(Source records)
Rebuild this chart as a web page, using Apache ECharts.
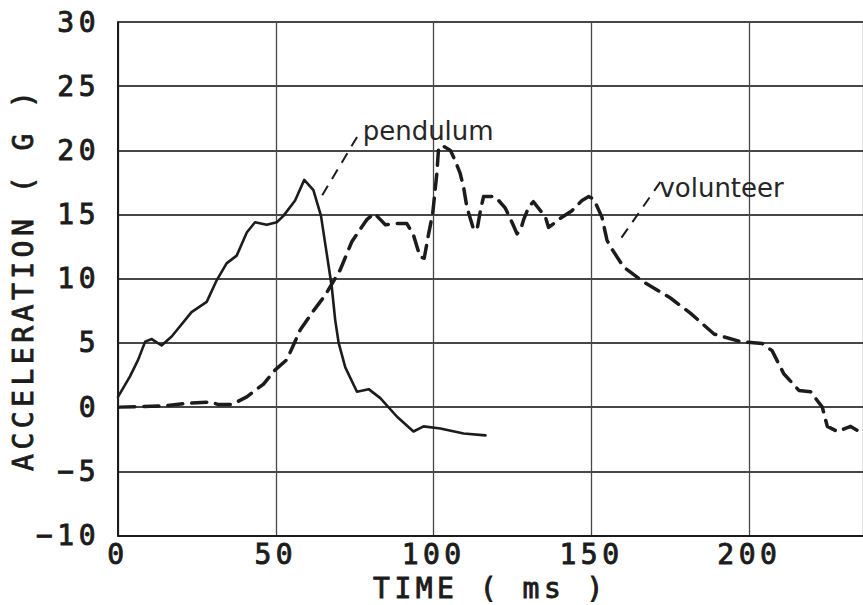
<!DOCTYPE html>
<html>
<head>
<meta charset="utf-8">
<script src="https://cdn.jsdelivr.net/npm/echarts@6/dist/echarts.min.js"></script>
<style>
html,body{margin:0;padding:0;background:#fff;}
#chart{width:863px;height:605px;}
#chart svg text[style*="Mono"], #chart svg text[font-family*="Mono"]{letter-spacing:4.5px;}
</style>
</head>
<body>
<div id="chart"></div>
<script>
// ---- data ----
var yTicks = [30, 25, 20, 15, 10, 5, 0, -5, -10];
var xTicks = [0, 50, 100, 150, 200];

var pendulumT = [0, 3.8, 6.4, 8.6, 10.7, 13.8, 17, 23.3, 28.1, 31.3, 34.4, 37.6, 40.8, 43.4, 47.1, 50.3, 52.4, 56.1, 59, 61.9, 64.3, 66.1, 67.7, 68.8, 69.9, 72, 75.7, 79.4, 83.1, 88.4, 93.6, 96.8, 102.1, 109.5, 116.4];
var pendulumV = [0.8, 2.4, 3.7, 5.1, 5.3, 4.8, 5.5, 7.4, 8.2, 9.9, 11.2, 11.8, 13.6, 14.4, 14.2, 14.4, 14.9, 16.1, 17.7, 16.9, 14.9, 12.0, 9.4, 6.8, 5.0, 3.1, 1.2, 1.4, 0.7, -0.75, -1.9, -1.5, -1.66, -2.05, -2.2];

var volunteerT = [0.6, 14.4, 22.3, 29.2, 31.8, 36.0, 40.8, 46.1, 49.8, 53.5, 57.7, 61.9, 65.6, 70.4, 74.1, 78.8, 81.2, 84.7, 87.8, 91.5, 93.6, 95.7, 97, 98.4, 99.7, 101, 101.5, 102.6, 105.3, 106.8, 108.4, 109.5, 110.5, 111.1, 112.7, 113.8, 114.8, 115.8, 119.5, 122.7, 124.8, 126.4, 127.5, 128.5, 130.1, 131.6, 135.4, 136.4, 138, 140.1, 143.8, 147, 149.1, 150.7, 153.3, 154.9, 156.5, 160.2, 166.5, 175, 181.4, 188.8, 197.2, 204.1, 207.2, 210.9, 215.7, 219.4, 223.1, 224.7, 227.9, 232.1, 235.5];
var volunteerV = [0, 0.1, 0.3, 0.4, 0.2, 0.2, 0.8, 1.8, 2.9, 3.7, 6.0, 7.5, 8.7, 10.7, 12.9, 14.6, 15.1, 14.2, 14.3, 14.3, 13.4, 11.7, 11.6, 13.5, 15.1, 18.2, 20.0, 20.4, 20.0, 19.2, 18.2, 17.1, 15.6, 15.1, 13.8, 13.9, 15.3, 16.4, 16.4, 15.5, 14.4, 13.5, 13.8, 14.6, 15.6, 16.0, 14.8, 14.0, 14.3, 14.7, 15.3, 16.1, 16.4, 16.2, 14.8, 13.0, 12.3, 10.9, 9.75, 8.5, 7.3, 5.7, 5.1, 4.95, 4.4, 2.6, 1.3, 1.2, 0, -1.5, -1.9, -1.5, -2.0];

var labelNames = ['pendulum', 'volunteer'];
var labelT = [77.5, 171.5];
var labelV = [21.5, 17.1];
var leaderPendulum = [[64.7, 16.5], [76.1, 21.2]];
var leaderVolunteer = [[159.5, 13.2], [172, 17.6]];

function zip(a, b) { return a.map(function (v, i) { return [v, b[i]]; }); }

var ink = '#1c1c1c';
var gridInk = '#474747';
var monoFont = '"DejaVu Sans Mono", monospace';
var handFont = '"DejaVu Sans", sans-serif';
var monoText = {fontFamily: monoFont, fontSize: 28, fontWeight: 'normal', color: ink,
  textBorderColor: ink, textBorderWidth: 0.9};

var chart = echarts.init(document.getElementById('chart'), null, {renderer: 'svg'});
chart.setOption({
  backgroundColor: '#ffffff',
  animation: false,
  grid: {left: 118, right: 0, top: 22, bottom: 69.5, containLabel: false, outerBoundsMode: 'none'},
  xAxis: {
    type: 'value', min: 0, max: 236, interval: 50,
    name: 'TIME ( ms )', nameLocation: 'middle', nameGap: 38,
    nameTextStyle: monoText,
    axisLine: {show: true, onZero: false, lineStyle: {color: ink, width: 2}},
    axisTick: {show: false},
    axisLabel: Object.assign({margin: 5, showMaxLabel: false,
      formatter: function (v) { return xTicks.indexOf(v) >= 0 ? String(v) : ''; }}, monoText),
    splitLine: {show: true, lineStyle: {color: gridInk, width: 1.3}}
  },
  yAxis: {
    type: 'value', min: -10, max: 30,
    name: 'ACCELERATION ( G )', nameLocation: 'middle', nameGap: 81, nameRotate: 90,
    nameTextStyle: monoText,
    axisLine: {show: true, onZero: false, lineStyle: {color: ink, width: 2}},
    axisTick: {show: false, customValues: yTicks},
    axisLabel: Object.assign({margin: 18, customValues: yTicks,
      formatter: function (v) { return String(v).replace('-', '\u2212'); }}, monoText),
    splitLine: {show: true, lineStyle: {color: gridInk, width: 2}}
  },
  series: [
    {
      name: 'pendulum', type: 'line', data: zip(pendulumT, pendulumV),
      showSymbol: false, symbol: 'none', smooth: false,
      lineStyle: {color: ink, width: 2.6, join: 'round', cap: 'round'},
      markLine: {
        silent: true, symbol: 'none', label: {show: false},
        lineStyle: {color: ink, width: 2, type: [11, 8]},
        data: [[{coord: leaderPendulum[0]}, {coord: leaderPendulum[1]}]]
      },
      markPoint: {
        silent: true, symbol: 'circle', symbolSize: 0,
        label: {show: true, position: 'right', distance: 0, formatter: labelNames[0],
          fontFamily: handFont, fontSize: 26, color: '#262626'},
        data: [{coord: [labelT[0], labelV[0]]}]
      }
    },
    {
      name: 'volunteer', type: 'line', data: zip(volunteerT, volunteerV),
      showSymbol: false, symbol: 'none', smooth: false,
      lineStyle: {color: ink, width: 3.5, type: [15, 9], cap: 'round', join: 'round'},
      markLine: {
        silent: true, symbol: 'none', label: {show: false},
        lineStyle: {color: ink, width: 2, type: [11, 8]},
        data: [[{coord: leaderVolunteer[0]}, {coord: leaderVolunteer[1]}]]
      },
      markPoint: {
        silent: true, symbol: 'circle', symbolSize: 0,
        label: {show: true, position: 'right', distance: 0, formatter: labelNames[1],
          fontFamily: handFont, fontSize: 26, color: '#262626'},
        data: [{coord: [labelT[1], labelV[1]]}]
      }
    }
  ]
});
</script>
</body>
</html>
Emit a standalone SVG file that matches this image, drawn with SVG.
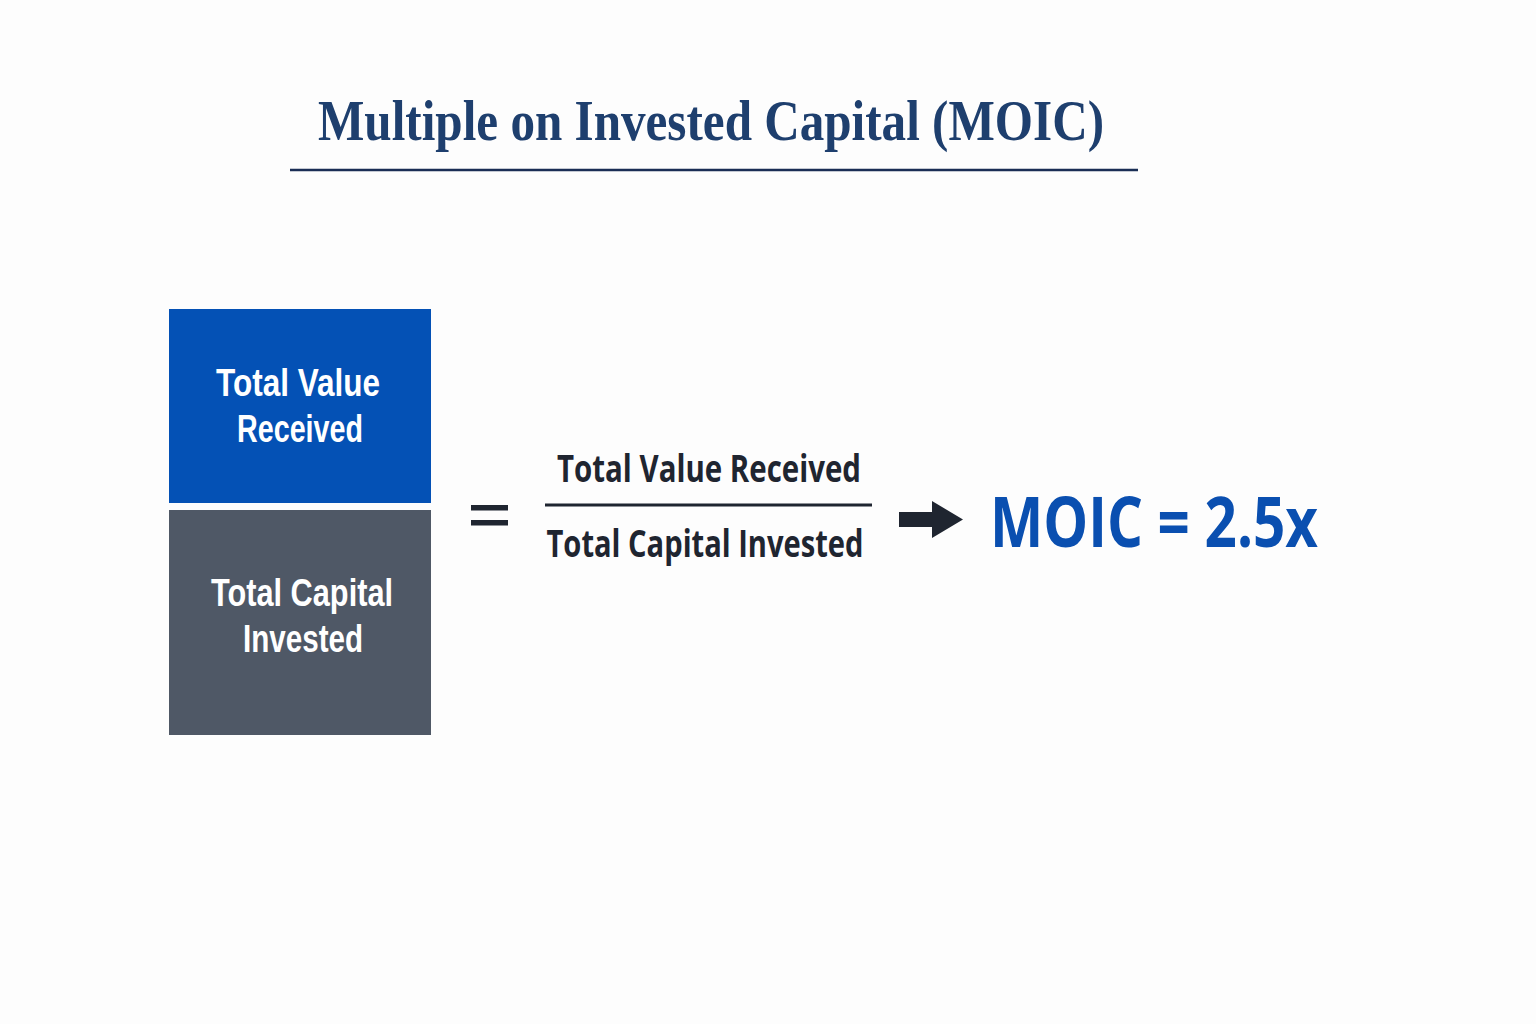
<svg xmlns="http://www.w3.org/2000/svg" width="1536" height="1024" viewBox="0 0 1536 1024">
<style>
.box-text{font-family:"Liberation Sans","Open Sans",sans-serif;font-weight:700;font-size:39px;fill:#ffffff;text-anchor:middle}
.frac{font-family:"Open Sans","Liberation Sans",sans-serif;font-weight:700;font-size:37px;fill:#1f2530;text-anchor:middle}
.result{font-family:"Open Sans","Liberation Sans",sans-serif;font-weight:700;font-size:70px;fill:#0a4fb0}
.title{font-family:"Liberation Serif","DejaVu Serif",serif;font-weight:700;font-size:56px;fill:#1e3f6e}
</style>
<rect width="1536" height="1024" fill="#fdfdfd"/>
<g id="title">
<text class="title" x="318" y="140" textLength="786" lengthAdjust="spacingAndGlyphs">Multiple on Invested Capital (MOIC)</text>
<line x1="290" y1="170" x2="1138" y2="170" stroke="#1a2e55" stroke-width="2.5"/>
</g>
<g id="node-value">
<rect x="169" y="309" width="262" height="194" fill="#0451b5"/>
<text class="box-text" x="298" y="396" textLength="164" lengthAdjust="spacingAndGlyphs">Total Value</text>
<text class="box-text" x="300" y="442" textLength="126" lengthAdjust="spacingAndGlyphs">Received</text>
</g>
<g id="node-capital">
<rect x="169" y="510" width="262" height="225" fill="#4f5866"/>
<text class="box-text" x="302" y="606" textLength="182" lengthAdjust="spacingAndGlyphs">Total Capital</text>
<text class="box-text" x="303" y="652" textLength="120" lengthAdjust="spacingAndGlyphs">Invested</text>
</g>
<g id="equals">
<rect x="471" y="505" width="37" height="5.5" fill="#1f2530"/>
<rect x="471" y="520" width="37" height="5.5" fill="#1f2530"/>
</g>
<g id="fraction">
<text class="frac" x="709" y="482" textLength="304" lengthAdjust="spacingAndGlyphs">Total Value Received</text>
<line x1="545" y1="505" x2="872" y2="505" stroke="#1f2530" stroke-width="3"/>
<text class="frac" x="705" y="557" textLength="317" lengthAdjust="spacingAndGlyphs">Total Capital Invested</text>
</g>
<g id="connectors">
<polygon points="899,512 932,512 932,501 963,519.5 932,538 932,527 899,527" fill="#1f2530"/>
</g>
<g id="result">
<text class="result" x="990" y="547" textLength="328" lengthAdjust="spacingAndGlyphs">MOIC = 2.5x</text>
</g>
</svg>
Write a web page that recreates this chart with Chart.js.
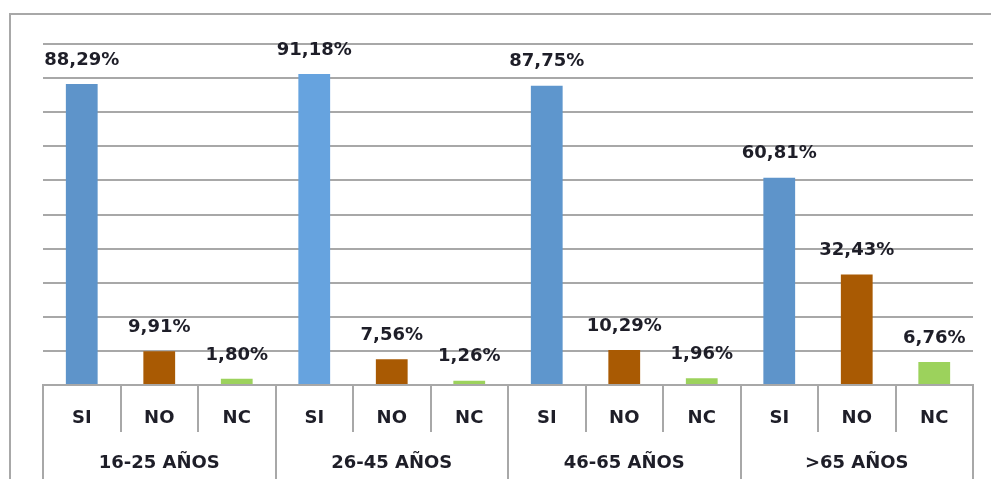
<!DOCTYPE html>
<html>
<head>
<meta charset="utf-8">
<script src="https://cdn.jsdelivr.net/npm/chart.js@4/dist/chart.umd.min.js"></script>
<style>
  html, body { margin: 0; padding: 0; background: #fff; overflow: hidden; }
  #wrap { position: relative; width: 991px; height: 479px; overflow: hidden; background: #fff; }
  #hline { position: absolute; left: 9px; top: 13px; width: 982px; height: 2px; background: #A8A8A8; }
  #vline { position: absolute; left: 9px; top: 13px; width: 2px; height: 466px; background: #A8A8A8; }
  #c { position: absolute; left: 0; top: 0; }
</style>
</head>
<body>
<div id="wrap">
  <div id="hline"></div>
  <div id="vline"></div>
  <canvas id="c" width="991" height="479"></canvas>
</div>
<script>
// ---- data ----
const groups = ['16-25 AÑOS', '26-45 AÑOS', '46-65 AÑOS', '>65 AÑOS'];
const answers = ['SI', 'NO', 'NC'];
const siValues = [88.29, 91.18, 87.75, 60.81];
const noValues = [9.91, 7.56, 10.29, 32.43];
const ncValues = [1.80, 1.26, 1.96, 6.76];
const siColors = ['#5E94CA', '#66A3DF', '#5E96CD', '#5E94CA'];
const noColor = '#A95A03';
const ncColor = '#9CD25C';

// ---- build ----
const labels = [];
const values = [];
const colors = [];
groups.forEach((g, i) => {
  labels.push(answers[0], answers[1], answers[2]);
  values.push(siValues[i], noValues[i], ncValues[i]);
  colors.push(siColors[i], noColor, ncColor);
});

const FONT = "'DejaVu Sans', sans-serif";
const GRID = '#A8A8A8';
const TEXT = '#1E1E28';

const valueLabels = {
  id: 'valueLabels',
  afterDatasetsDraw(chart) {
    const ctx = chart.ctx;
    const meta = chart.getDatasetMeta(0);
    ctx.save();
    ctx.font = "bold 18px " + FONT;
    ctx.fillStyle = TEXT;
    ctx.textAlign = 'center';
    ctx.textBaseline = 'middle';
    meta.data.forEach((bar, i) => {
      const txt = values[i].toFixed(2).replace('.', ',') + '%';
      ctx.fillText(txt, bar.x, bar.y - 24);
    });
    ctx.restore();
  }
};

new Chart(document.getElementById('c'), {
  type: 'bar',
  data: {
    labels: labels,
    datasets: [{
      data: values,
      backgroundColor: colors,
      borderWidth: 0,
      barPercentage: 0.41,
      categoryPercentage: 1.0
    }]
  },
  options: {
    responsive: false,
    animation: false,
    events: [],
    layout: { padding: { left: 43, right: 18, top: 44, bottom: 0 } },
    plugins: { legend: { display: false }, tooltip: { enabled: false }, title: { display: false } },
    scales: {
      y: {
        min: 0, max: 100,
        ticks: { display: false, stepSize: 10 },
        grid: { color: GRID, lineWidth: 2, drawTicks: false },
        border: { display: false },
        afterFit(s) { s.width = 0; }
      },
      x: {
        position: 'bottom',
        offset: true,
        grid: { offset: true, drawOnChartArea: false, drawTicks: true, tickLength: 47, color: GRID, lineWidth: 2 },
        border: { display: true, color: GRID, width: 2 },
        ticks: { font: { family: FONT, size: 18, weight: 'bold' }, color: TEXT, padding: -24, maxRotation: 0, autoSkip: false },
        afterFit(s) { s.height = 47; }
      },
      x2: {
        type: 'category',
        labels: groups,
        position: 'bottom',
        offset: true,
        grid: { offset: true, drawOnChartArea: false, drawTicks: true, tickLength: 47, color: GRID, lineWidth: 2 },
        border: { display: false },
        ticks: { font: { family: FONT, size: 18, weight: 'bold' }, color: TEXT, padding: -26, maxRotation: 0, autoSkip: false },
        afterFit(s) { s.height = 47; }
      }
    }
  },
  plugins: [valueLabels]
});
</script>
</body>
</html>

▶ Task brief
Take the material above from its first line through the line holding "var xTicks = [0, 50, 100, 150, 200];" and set it down exactly, without the pictures.

▶ Result of the task
Rebuild this chart as a web page, using Apache ECharts.
<!DOCTYPE html>
<html>
<head>
<meta charset="utf-8">
<script src="https://cdn.jsdelivr.net/npm/echarts@6/dist/echarts.min.js"></script>
<style>
html,body{margin:0;padding:0;background:#fff;}
#chart{width:863px;height:605px;}
#chart svg text[style*="Mono"], #chart svg text[font-family*="Mono"]{letter-spacing:4.5px;}
</style>
</head>
<body>
<div id="chart"></div>
<script>
// ---- data ----
var yTicks = [30, 25, 20, 15, 10, 5, 0, -5, -10];
var xTicks = [0, 50, 100, 150, 200];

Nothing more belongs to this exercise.